Por enquanto, a maior parte da Reforma Administrativa não é de conhecimento público e mesmo o que sai em veículos da mídia tradicional é parcial (em mais de um sentido). Também por isso, a tramitação acelerada, como pretende fazer Hugo Motta, sem que ela passe pela criação de uma comissão especial ou que tramite nos colegiados da Casa, é grave. Embora tenha prometido um amplo debate, o presidente da Câmara, responsável por tirar a PEC do “ponto morto” em que estava com o relator, deputado Pedro Paulo (PSD-RJ), ao articular o apoio de parlamentares para que o texto fosse protocolado, não descarta incluí-la em uma outra proposta mais avançada e em tramitação na Casa. “Estamos também decidindo, vamos conversar com os líderes”, disse, nesta segunda-feira (27). O comprometimento de Motta com a pauta é tamanho que mesmo no site da Câmara existe uma descrição que mais se assemelha a uma defesa do que um detalhamento da PEC, algo pouco usual para uma PEC que está em tramitação. “A reforma não faz ajuste fiscal, não mexe no tamanho do Estado nem ataca direitos dos servidores – mas pretende maior eficiência, combate privilégios e institui a meritocracia”, diz o texto no site.

A avaliação, contudo, não é unânime. “A PEC protocolada tem um viés fiscalista e punitivo. Ao impor um teto rígido de despesas com pessoal para União, Estados e Municípios, na prática inviabilizará reajustes salariais necessários e investimentos em pessoal. A avaliação individual vinculada exclusivamente à chefia imediata abre espaço para perseguições, assédio e favorecimentos. Já a possibilidade de extinção de cargos ocupados por decreto põe em xeque a atuação imparcial e autônoma de servidores em áreas estratégicas, como a defesa do meio ambiente”, pontua o líder da bancada do PT na Câmara, deputado Lindebergh Farias (PT-RJ).

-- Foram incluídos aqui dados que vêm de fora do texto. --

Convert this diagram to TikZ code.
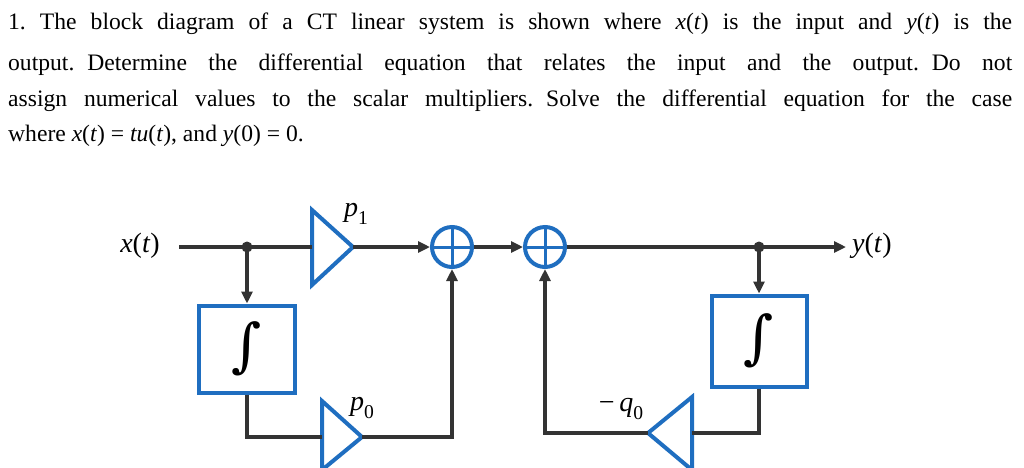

“No campo das Políticas Públicas, a Reforma é temerária por prever uma revisão contínua de gastos com foco na economia de recursos. Nessa lógica, programas sociais como Luz para Todos jamais teriam sido implementados. Além disso, a avaliação prévia obrigatória pode tornar políticas públicas inviáveis na prática, engessando o processo de formulação. E ao definir um modelo de gestão único para todos os entes da Federação, o texto ignora a diversidade e heterogeneidade da realidade brasileira, gerando um grave risco de paralisia e burocratização, principalmente na esfera municipal, com graves prejuízos aos serviços públicos”, afirmou ainda.

Impulsionada por lobbies sempre poderosos do setor privado, a proposta da Reforma Administrativa pode naufragar com a proximidade do período eleitoral. Mas o fato de sempre pairar uma ameaça sobre o setor público demonstra a necessidade de se debater o fortalecimento do Estado e a orientação de seus investimentos e esforços para toda a sociedade.